GOAL OF THE EXERCISE
Read the lines that follow and tally those with the word "script"; give the number and nothing else.

AVAILABLE DATA
------------------------------------------------
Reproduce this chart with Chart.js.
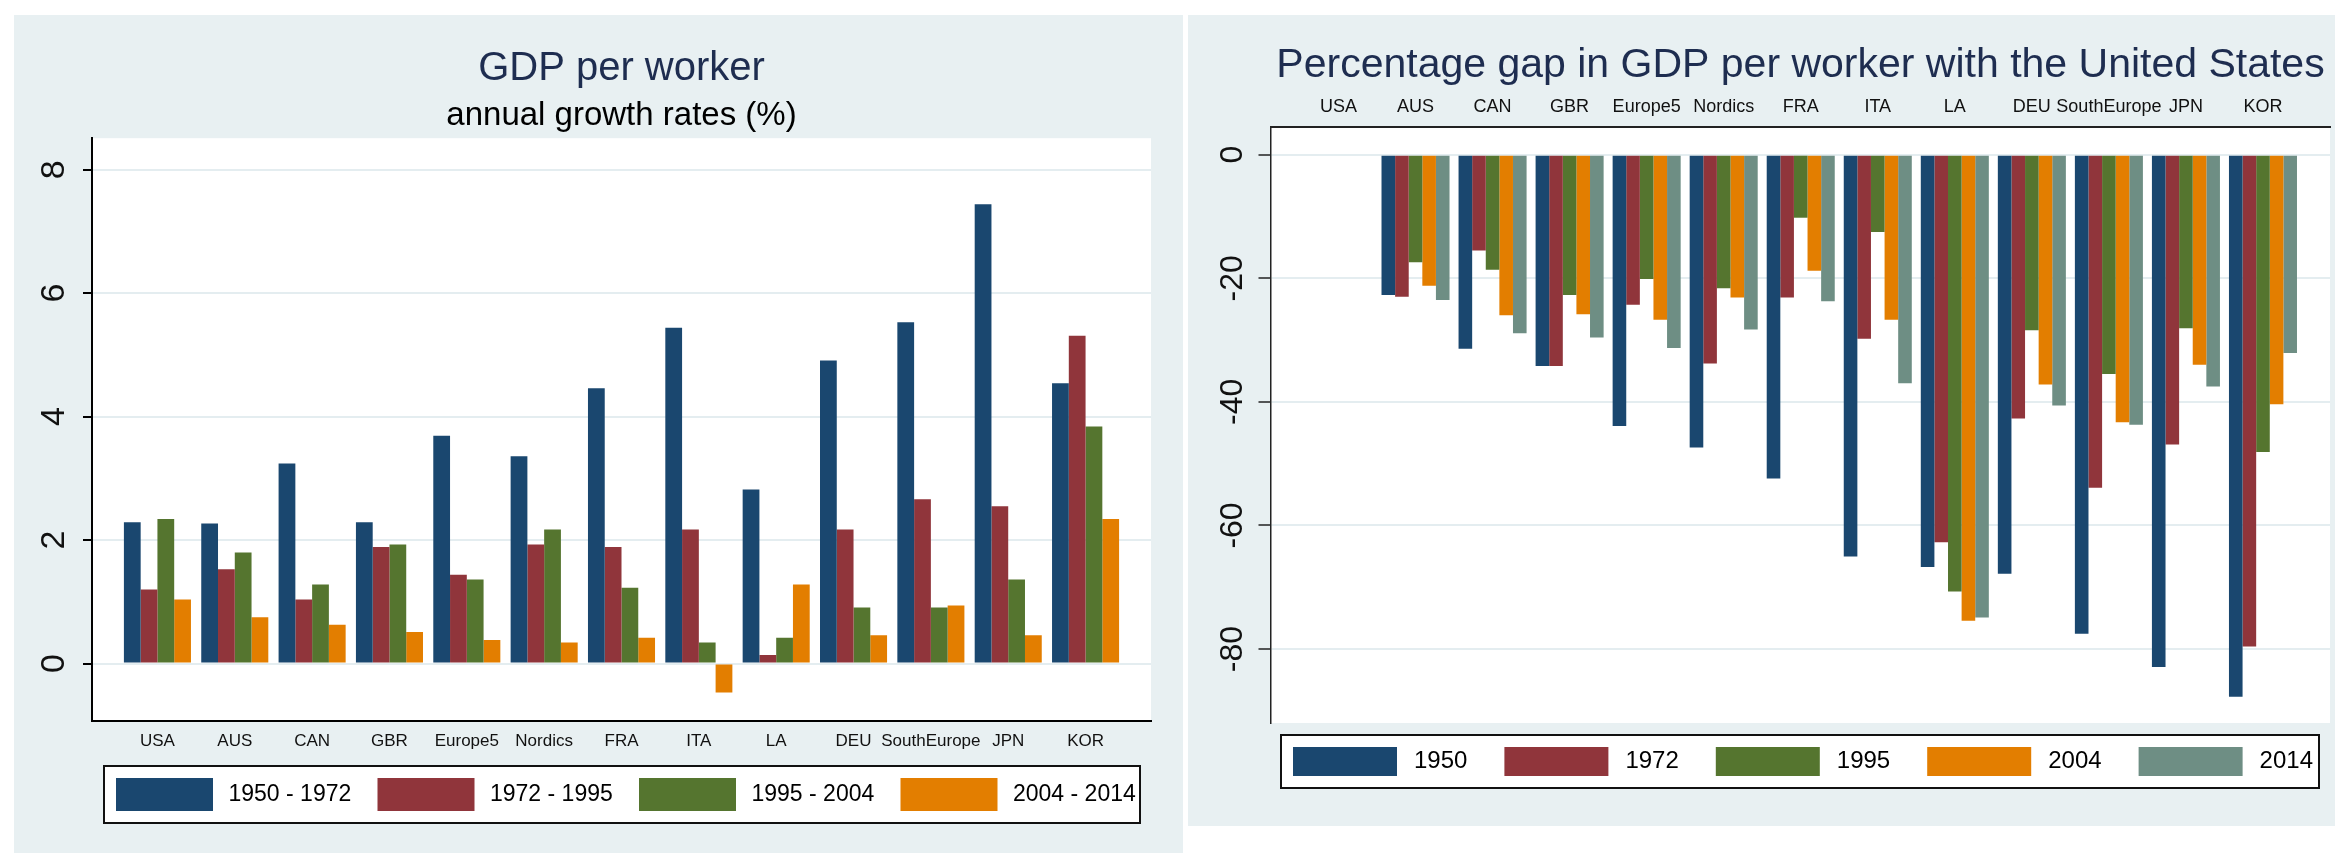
<!DOCTYPE html>
<html>
<head>
<meta charset="utf-8">
<title>GDP per worker</title>
<script src="https://cdn.jsdelivr.net/npm/chart.js@4.4.1/dist/chart.umd.min.js"></script>
<style>
  html, body { margin: 0; padding: 0; background: #fff; }
  body { position: relative; width: 2335px; height: 856px; overflow: hidden; }
  .panel { position: absolute; background: #e8f0f2; }
  .wrap { position: absolute; top: 0; height: 856px; }
</style>
</head>
<body>
<div class="panel" style="left:14px;top:15px;width:1169px;height:838px"></div>
<div class="panel" style="left:1188px;top:15px;width:1147px;height:811px"></div>
<div class="wrap" style="left:0;width:1183px"><canvas id="growth"></canvas></div>
<div class="wrap" style="left:1188px;width:1147px"><canvas id="gap"></canvas></div>
<script>
const categories = ['USA', 'AUS', 'CAN', 'GBR', 'Europe5', 'Nordics', 'FRA', 'ITA', 'LA', 'DEU', 'SouthEurope', 'JPN', 'KOR'];

// left panel: annual growth rates (%)
const growthPeriods = ['1950 - 1972', '1972 - 1995', '1995 - 2004', '2004 - 2014'];
const growth5072 = [2.29, 2.27, 3.24, 2.29, 3.69, 3.36, 4.46, 5.44, 2.82, 4.91, 5.53, 7.44, 4.54];
const growth7295 = [1.20, 1.53, 1.04, 1.89, 1.44, 1.93, 1.89, 2.17, 0.14, 2.17, 2.66, 2.55, 5.31];
const growth9504 = [2.34, 1.80, 1.28, 1.93, 1.36, 2.17, 1.23, 0.34, 0.42, 0.91, 0.91, 1.36, 3.84];
const growth0414 = [1.04, 0.75, 0.63, 0.51, 0.38, 0.34, 0.42, -0.47, 1.28, 0.46, 0.94, 0.46, 2.34];
const growthTicks = [0, 2, 4, 6, 8];

// right panel: percentage gap with the United States
const gapYears = ['1950', '1972', '1995', '2004', '2014'];
const gap1950 = [0, -22.7, -31.4, -34.2, -43.9, -47.4, -52.4, -65.0, -66.7, -67.8, -77.5, -82.9, -87.7];
const gap1972 = [0, -23.0, -15.5, -34.2, -24.3, -33.8, -23.1, -29.8, -62.7, -42.7, -53.9, -46.9, -79.6];
const gap1995 = [0, -17.4, -18.6, -22.7, -20.1, -21.6, -10.2, -12.5, -70.7, -28.4, -35.5, -28.1, -48.1];
const gap2004 = [0, -21.2, -26.0, -25.8, -26.7, -23.1, -18.8, -26.7, -75.4, -37.2, -43.3, -34.0, -40.4];
const gap2014 = [0, -23.5, -28.9, -29.6, -31.3, -28.3, -23.7, -37.0, -74.9, -40.6, -43.7, -37.5, -32.1];
const gapTicks = [0, -20, -40, -60, -80];

const colors = ['#1a476f', '#90353b', '#55752f', '#e37e00', '#6e8e84'];
const titleColor = '#1e2d50';
const gridColor = '#e4edf0';

Chart.defaults.font.family = '"Liberation Sans", Arial, sans-serif';
Chart.defaults.color = '#000';
Chart.defaults.animation = false;

const toPoints = (values) => values.map((v, i) => ({ x: i, y: v }));

// white plot region like stata's plotregion
const plotBackground = {
  id: 'plotBackground',
  beforeDraw(chart) {
    const { ctx, chartArea } = chart;
    ctx.save();
    ctx.fillStyle = '#fff';
    ctx.fillRect(chartArea.left, chartArea.top, chartArea.right - chartArea.left, chartArea.bottom - chartArea.top);
    ctx.restore();
  }
};

// framed legend row under the plot
const boxLegend = {
  id: 'boxLegend',
  afterDraw(chart, args, opts) {
    const { ctx, chartArea } = chart;
    const x0 = chartArea.left + opts.insetLeft;
    const x1 = chartArea.right - opts.insetRight;
    const y0 = chartArea.bottom + opts.offset;
    ctx.save();
    ctx.fillStyle = '#fff';
    ctx.fillRect(x0, y0, x1 - x0, opts.height);
    ctx.strokeStyle = '#111';
    ctx.lineWidth = 2;
    ctx.strokeRect(x0, y0, x1 - x0, opts.height);
    ctx.font = opts.fontSize + 'px "Liberation Sans", Arial, sans-serif';
    ctx.textBaseline = 'middle';
    const boxTop = y0 + (opts.height - opts.boxHeight) / 2;
    chart.data.datasets.forEach((ds, i) => {
      const bx = x0 + opts.first + i * opts.pitch;
      ctx.fillStyle = ds.backgroundColor;
      ctx.fillRect(bx, boxTop, opts.boxWidth, opts.boxHeight);
      ctx.fillStyle = '#000';
      ctx.fillText(ds.label, bx + opts.boxWidth + opts.gap, y0 + opts.height / 2);
    });
    ctx.restore();
  }
};

const growthSeries = [growth5072, growth7295, growth9504, growth0414];

new Chart(document.getElementById('growth'), {
  type: 'bar',
  data: {
    datasets: growthSeries.map((values, i) => ({
      label: growthPeriods[i],
      data: toPoints(values),
      backgroundColor: colors[i],
      borderWidth: 0,
      categoryPercentage: 0.867,
      barPercentage: 1
    }))
  },
  options: {
    responsive: true,
    maintainAspectRatio: false,
    layout: { padding: { left: 0, right: 32, top: 0, bottom: 94.6 } },
    scales: {
      x: {
        type: 'linear',
        min: -0.846,
        max: 12.846,
        offset: false,
        grid: { display: false, drawTicks: false },
        border: { display: true, color: '#000', width: 2 },
        afterBuildTicks: (axis) => { axis.ticks = categories.map((c, i) => ({ value: i })); },
        ticks: {
          autoSkip: false,
          maxRotation: 0,
          padding: 10,
          color: '#111',
          font: { size: 17 },
          callback: (v) => categories[v]
        }
      },
      y: {
        min: -0.93,
        max: 8.51,
        grid: { color: gridColor, lineWidth: 2, tickColor: '#000', tickLength: 9, tickWidth: 2 },
        border: { display: true, color: '#000', width: 2 },
        afterBuildTicks: (axis) => { axis.ticks = growthTicks.map((v) => ({ value: v })); },
        afterFit: (axis) => { axis.width = 92; },
        ticks: {
          minRotation: 90,
          maxRotation: 90,
          crossAlign: 'center',
          padding: 19,
          color: '#111',
          font: { size: 34 }
        }
      }
    },
    plugins: {
      legend: { display: false },
      tooltip: { enabled: false },
      title: {
        display: true,
        fullSize: false,
        text: 'GDP per worker',
        color: titleColor,
        font: { size: 40, weight: 'normal' },
        padding: { top: 45, bottom: 0 }
      },
      subtitle: {
        display: true,
        fullSize: false,
        text: 'annual growth rates (%)',
        color: '#000',
        font: { size: 33, weight: 'normal' },
        padding: { top: 3, bottom: 2.6 }
      },
      boxLegend: {
        insetLeft: 12, insetRight: 11, offset: 45, height: 57,
        first: 12, pitch: 261.5, boxWidth: 97, boxHeight: 33, gap: 15.5, fontSize: 23
      }
    }
  },
  plugins: [plotBackground, boxLegend]
});

const gapSeries = [gap1950, gap1972, gap1995, gap2004, gap2014];

new Chart(document.getElementById('gap'), {
  type: 'bar',
  data: {
    datasets: gapSeries.map((values, i) => ({
      label: gapYears[i],
      data: toPoints(values),
      backgroundColor: colors[i],
      borderWidth: 0,
      categoryPercentage: 0.883,
      barPercentage: 1
    }))
  },
  options: {
    responsive: true,
    maintainAspectRatio: false,
    layout: { padding: { left: 0, right: 5, top: 0, bottom: 133 } },
    scales: {
      x: {
        type: 'linear',
        position: 'top',
        min: -0.876,
        max: 12.87,
        offset: false,
        grid: { display: false, drawTicks: false },
        border: { display: true, color: '#222', width: 2 },
        afterBuildTicks: (axis) => { axis.ticks = categories.map((c, i) => ({ value: i })); },
        afterFit: (axis) => { axis.height = 36.4; },
        ticks: {
          autoSkip: false,
          maxRotation: 0,
          padding: 9.2,
          color: '#111',
          font: { size: 18 },
          callback: (v) => categories[v]
        }
      },
      y: {
        min: -91.96,
        max: 4.48,
        grid: { color: gridColor, lineWidth: 2, tickColor: '#222', tickLength: 12.5, tickWidth: 1.5 },
        border: { display: true, color: '#222', width: 1.5 },
        afterBuildTicks: (axis) => { axis.ticks = gapTicks.map((v) => ({ value: v })); },
        afterFit: (axis) => { axis.width = 83; },
        ticks: {
          minRotation: 90,
          maxRotation: 90,
          crossAlign: 'center',
          padding: 2,
          color: '#111',
          font: { size: 32 }
        }
      }
    },
    plugins: {
      legend: { display: false },
      tooltip: { enabled: false },
      title: {
        display: true,
        fullSize: false,
        text: 'Percentage gap in GDP per worker with the United States',
        color: titleColor,
        font: { size: 41, weight: 'normal' },
        padding: { top: 41.4, bottom: 0 }
      },
      boxLegend: {
        insetLeft: 10, insetRight: 11, offset: 12, height: 53,
        first: 12, pitch: 211.4, boxWidth: 104, boxHeight: 29, gap: 17, fontSize: 24
      }
    }
  },
  plugins: [plotBackground, boxLegend]
});
</script>
</body>
</html>
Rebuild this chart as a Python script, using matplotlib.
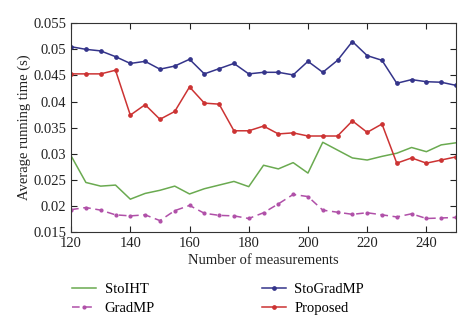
------------------------------------------------
WRITTEN SOLUTION
4